Looking for contour paths across objects leads to making marks inside the’ silhouette shape’ of the object . You are then moving away from the  outline  and the flat shape this produces to lines that respond to the subject of your drawing as a solid thing - a three dimensional form or volume. ( This link to what  a line  is explains further)

Even the outline of a simple symmetrical form, a sphere, does not tell us a lot about the object itself. Think of the latitude and longitude markings on a globe or the less ordered appearance of a ball of string. Both of these could be drawn without  emphasising  the ‘circle' of the outside edge and tell us a lot about what the object is. Most of the marks have followed the surfaces inside the ‘outline’

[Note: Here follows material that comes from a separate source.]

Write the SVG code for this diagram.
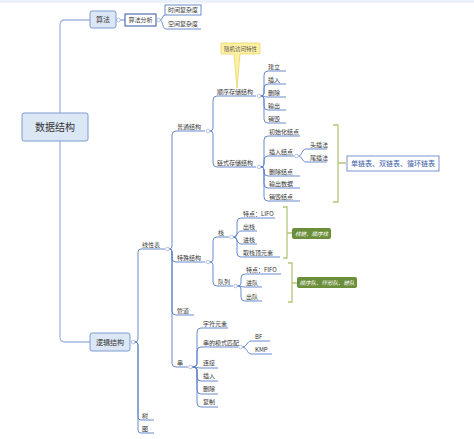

You can see how Albrecht Durer has understood this through his drawing of the movement of  material across pillows.

1.     Look at the objects around you and find some which clearly show  contours ’inside the outline’

·         . A rolled up newspaper or magazine where the print follows the curving shape

·         the patterns on vases and cups

·         the edges of panels on cars

·         wrinkles on skin, the way hair moves over a head

·         folds in material as it moves over a surface
  • old shoes and laces
  • 2.     Draw them quickly, perhaps  with a line that doesn’t lift off the paper . Record as many of the’ inside lines’ as you can.

    3.     Try to create a sense of volume with just a few contours.